Shift and rotating schedule workers
Save time by calculating one representative day per shift type, then multiply by days worked. Adjust for special cases like holiday shifts, call ins, and extended coverage.
Manual Calculation Example
Suppose your weekly schedule is Monday to Friday, 8:30 AM to 5:15 PM, with a 45 minute unpaid lunch.
- Gross day: 8 hours 45 minutes
- Minus unpaid break: 8 hours
- Work days: 5
- Weekly total: 40.0 hours
- Overtime at 40 hour threshold: 0.0 hours
If one day runs until 6:30 PM with the same break, that day becomes 9.25 hours worked.
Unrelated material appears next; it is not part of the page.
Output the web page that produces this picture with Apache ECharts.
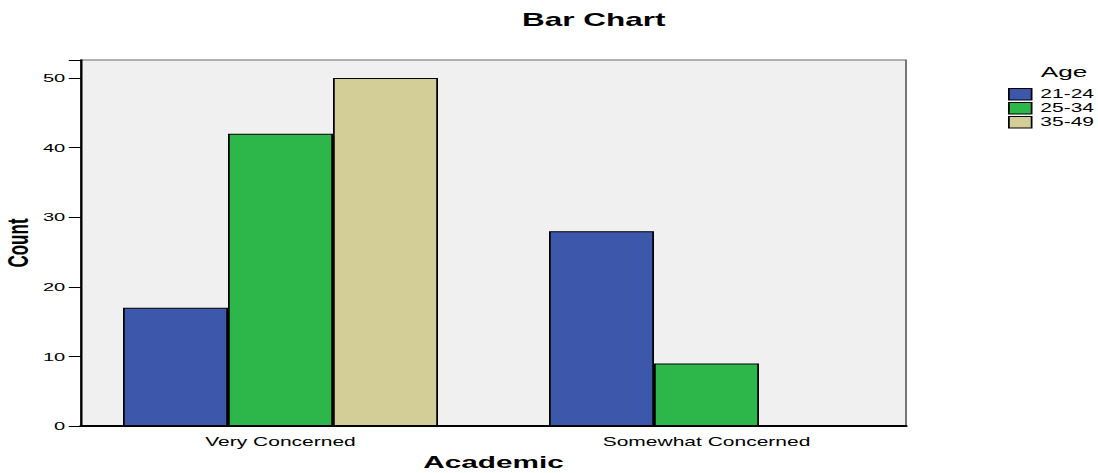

Weekly total becomes 41.25 hours, with 1.25 overtime hours.
Best Practices for Reliable Time Tracking
- Track time daily, not at the end of the week.
- Use one system consistently.
- Keep break policies documented.
- Store records for payroll and tax periods.
- Review weekly totals before payroll cutoff.
- Use automation for rounding and overtime math.
How This Calculator Helps
The calculator above simplifies every critical step. You enter your schedule details once, and it instantly provides daily worked hours, weekly totals, period totals, and overtime estimates. If you enter an hourly rate, it also calculates estimated regular and overtime pay. The chart gives a visual split of regular hours, overtime hours, and break time so you can quickly inspect workload balance.
Because it handles overnight shifts and configurable rounding, it is practical for both office and shift based schedules. You can test scenarios fast, such as increasing breaks, adding an evening differential, or changing overtime thresholds.
Final Takeaway
If you are serious about payroll accuracy and fair compensation, learning how to calculate working hours is a core skill. The process is simple once you apply a consistent formula: total shift time minus unpaid breaks, then total by week and compare to overtime limits. Use official labor guidance for your jurisdiction, keep clean records, and rely on tools that reduce manual error.